Conclusion of the Court
In conclusion, the U.S. District Court granted the Girouards' motion for declaratory relief, confirming that they held title to the property free and clear of Wells Fargo's mortgage encumbrance. The court's decision was significantly influenced by the principles established in Pushard, which clarified the implications of a mortgagee's failure to properly accelerate a loan. The court also indicated that Wells Fargo's counterclaim seeking a declaration that it held title to the property was necessarily doomed to fail because it relied on an interest that had been extinguished through the prior proceedings. Therefore, judgment was entered in favor of the Girouards, establishing their ownership of the property without any encumbrances from Wells Fargo's mortgage, while the counterclaim related to unjust enrichment remained pending for further adjudication.

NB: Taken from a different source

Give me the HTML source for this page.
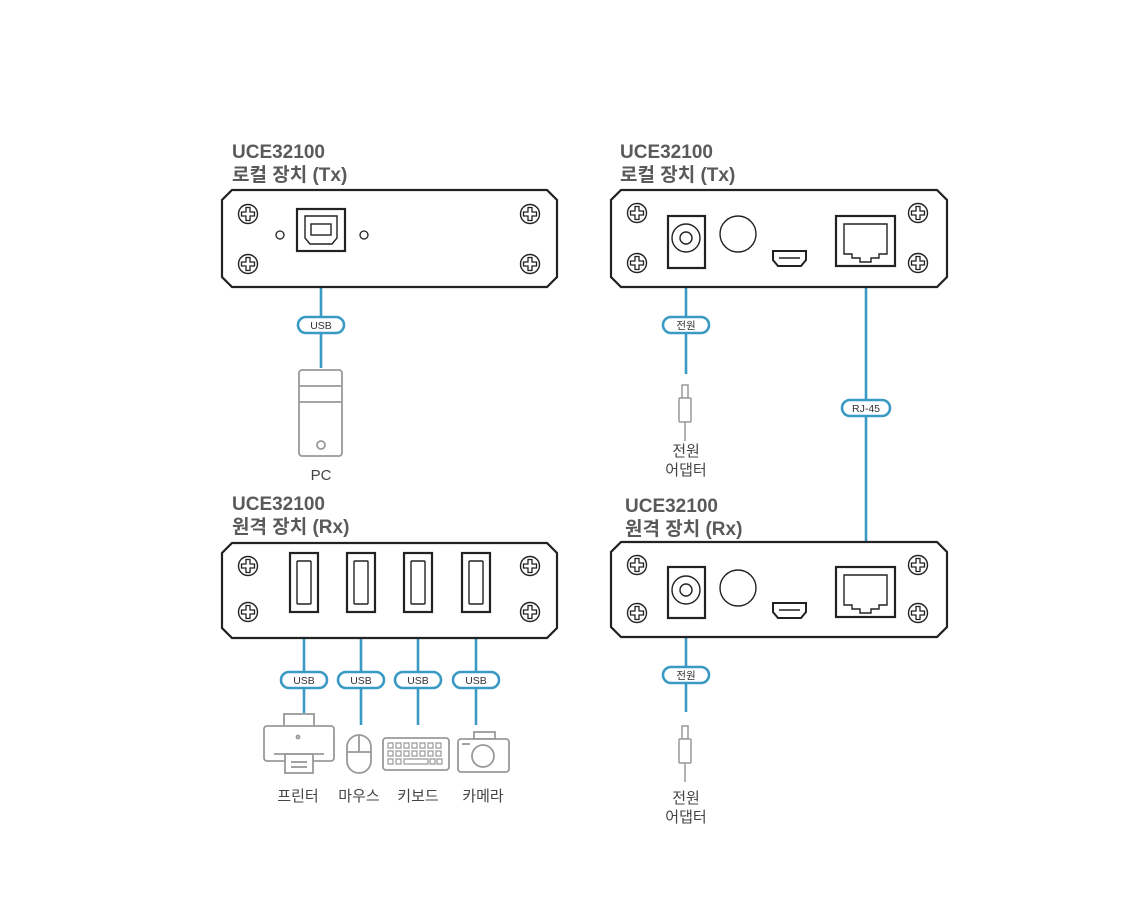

Implications for Future Actions
The court’s ruling set a clear precedent regarding the enforceability of mortgage interests following a failed foreclosure attempt. It underscored the importance of adhering to statutory requirements during the foreclosure process, particularly the necessity of proper acceleration of loans as mandated by Maine law. The decision reinforced the doctrine of res judicata, emphasizing that a mortgagee could not revive claims against the mortgagor after a definitive judicial resolution on the merits of a foreclosure claim. This ruling provides clarity for future mortgagees regarding the consequences of failing to comply with statutory obligations in foreclosure actions and establishes the limits of their rights to pursue subsequent actions on the same mortgage. The case serves as a cautionary tale for lenders to ensure compliance with legal requirements to protect their interests in mortgage agreements effectively.